If your BAC was 0.18% or higher at the time of the offense, the court must also order you into a formal treatment program for substance use disorders.5Nevada Legislature. Nevada Revised Statutes Chapter 484C – Driving Under the Influence

Second Offense Within Seven Years

A second offense remains a misdemeanor but the penalties jump considerably:

  • Jail: 10 to 180 days, with no community-service alternative. At least 48 consecutive hours must be served in one unbroken stretch.
  • Fines: $750 to $1,000, or an equivalent number of community service hours.
  • Mandatory treatment: The court must order attendance at a substance use disorder treatment program.
5Nevada Legislature. Nevada Revised Statutes Chapter 484C – Driving Under the Influence

Third Offense Within Seven Years

A third offense within seven years is a category B felony. The consequences are severe:

  • Prison: One to six years in state prison, not county jail.
  • Fines: $2,000 to $5,000.
  • Treatment: The court may order a substance use treatment program if an evaluation shows a treatable disorder.

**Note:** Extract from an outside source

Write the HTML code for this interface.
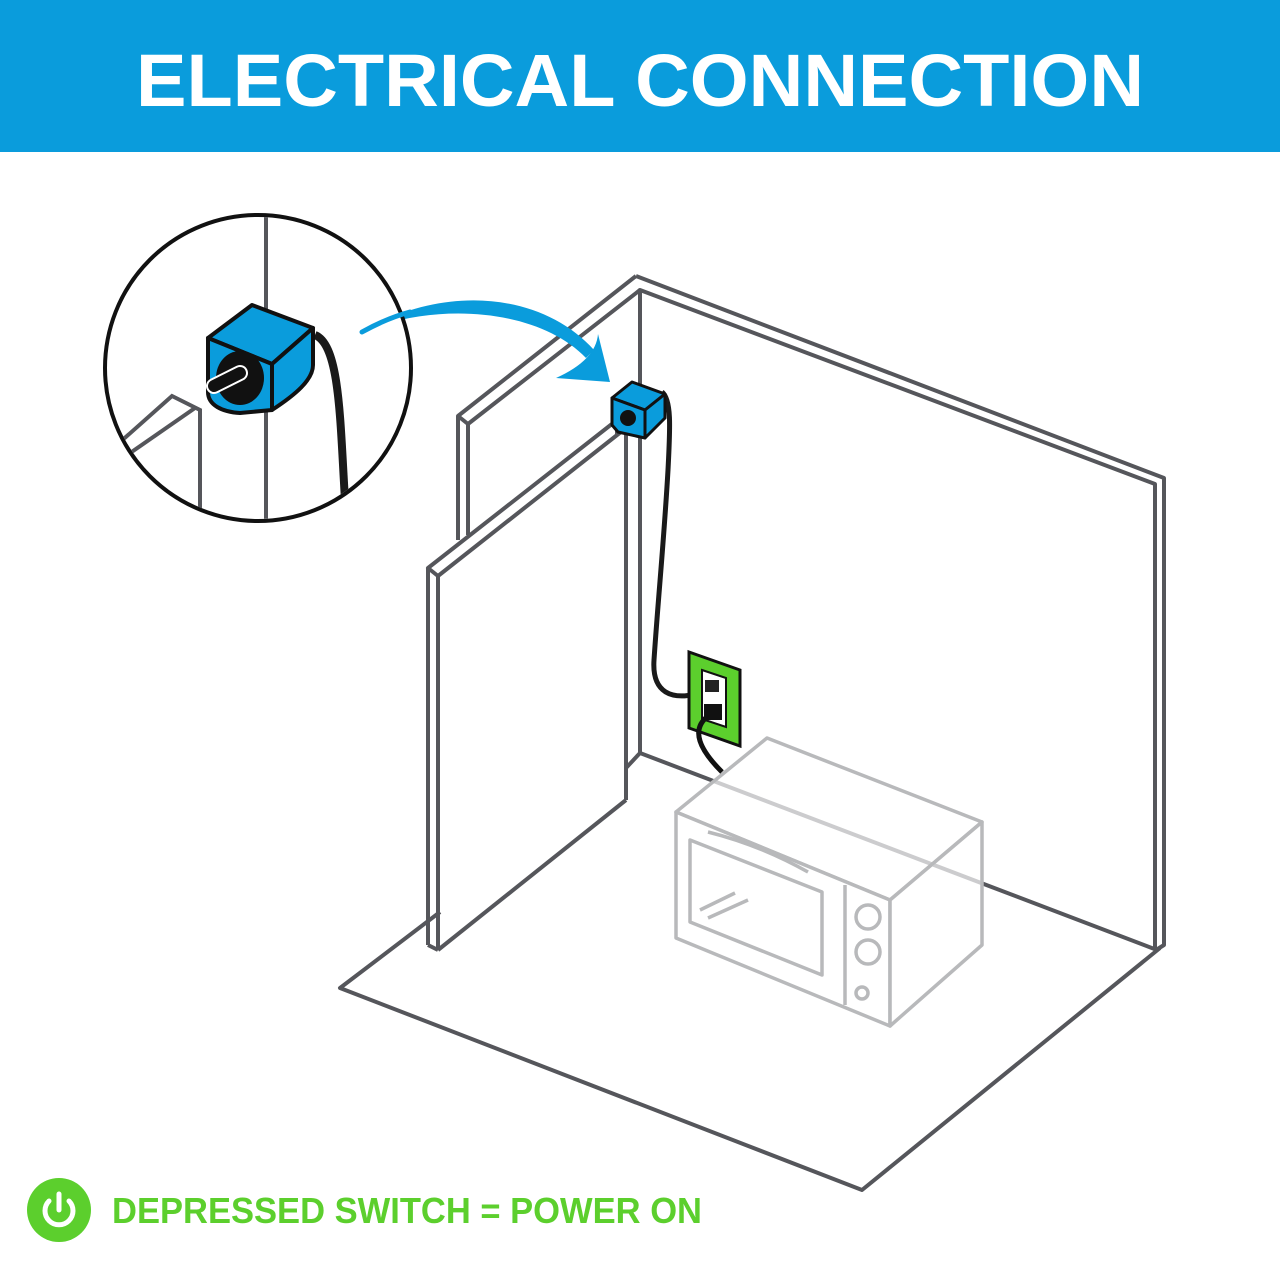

The jump from misdemeanor to felony is the line that changes everything. A felony conviction affects employment, housing applications, professional licenses, and civil rights. All of that can flow from what started as riding a bicycle after too many drinks.5Nevada Legislature. Nevada Revised Statutes Chapter 484C – Driving Under the Influence

Driver’s License Consequences

A BUI conviction hits your driving privileges even though the offense happened on a bicycle. The DMV’s administrative action is separate from whatever a criminal court does, and it kicks in automatically.

If your chemical test shows a BAC of 0.08% or higher, the DMV revokes your license for 185 days.4Nevada Legislature. Nevada Code 484C.210 – Revocation of License When Person Fails to Submit to Evidentiary Test That’s a separate track from the criminal case. You can appeal through the DMV Office of Administrative Hearings, but the revocation stands unless you successfully challenge it.6Nevada Department of Motor Vehicles. Nevada DUI Laws

To get back on the road during or after the revocation period, you’ll almost certainly need an ignition interlock device installed in any car you drive. For a first offense, the interlock requirement lasts 185 days. For a second offense within seven years, it extends to a full year.5Nevada Legislature. Nevada Revised Statutes Chapter 484C – Driving Under the Influence The device prevents your car from starting if it detects alcohol on your breath. You pay for installation and ongoing monthly calibration, and those costs add up quickly over the required period.

Getting your license reinstated also involves DMV fees. The agency’s published schedule includes a reinstatement fee of $121, a victims compensation civil penalty of $35, and license and testing fees totaling roughly $68.6Nevada Department of Motor Vehicles. Nevada DUI Laws

If You Don’t Have a Driver’s License

The statute revokes a person’s “license, permit, or privilege to drive.”4Nevada Legislature. Nevada Code 484C.210 – Revocation of License When Person Fails to Submit to Evidentiary Test That last word matters. If you don’t hold a license at the time of the offense, Nevada can still revoke your privilege to obtain one. In practical terms, you won’t be eligible to apply for a driver’s license until the revocation period expires and you satisfy all reinstatement requirements.

Electric Bicycles and Electric Scooters

Nevada defines an electric bicycle as a two- or three-wheeled device with fully operable pedals and an electric motor producing no more than 750 watts. The state recognizes three classes:

  • Class 1: Pedal-assist only, motor stops helping at 20 mph.
  • Class 2: Can be propelled entirely by the motor, which cuts off at 20 mph.
  • Class 3: Pedal-assist only, motor stops helping at 28 mph.
7Nevada Legislature. Nevada Code 484B.017 – Electric Bicycle Defined

NRS 484B.763 explicitly names electric bicycles and electric scooters alongside traditional bicycles. All three are subject to the same vehicle duties, including DUI law.2Nevada Legislature. Nevada Code 484B.763 – Application of Traffic Laws to Bicycles If your e-bike exceeds the 750-watt or speed thresholds in the statute, it may be classified as a moped or motor vehicle, which comes with its own registration and licensing requirements. Either way, riding it while impaired is illegal.

The Real Cost of a BUI

The fines in the statute are just the starting point. A first offense with a $400 fine balloons once you factor in court fees, the mandatory alcohol education course tuition, a substance use evaluation that can cost up to $100, the ignition interlock device, and DMV reinstatement fees.5Nevada Legislature. Nevada Revised Statutes Chapter 484C – Driving Under the Influence Add attorney fees, and even a first-time misdemeanor case can easily cost several thousand dollars before it’s resolved.

The less visible costs are often worse. A 185-day license revocation means roughly six months of finding rides, using transit, or paying for rideshares. A misdemeanor conviction shows up on background checks. And because Nevada counts BUI convictions the same as car DUIs for purposes of the seven-year lookback, a bicycle offense today could turn your next mistake behind the wheel into a felony.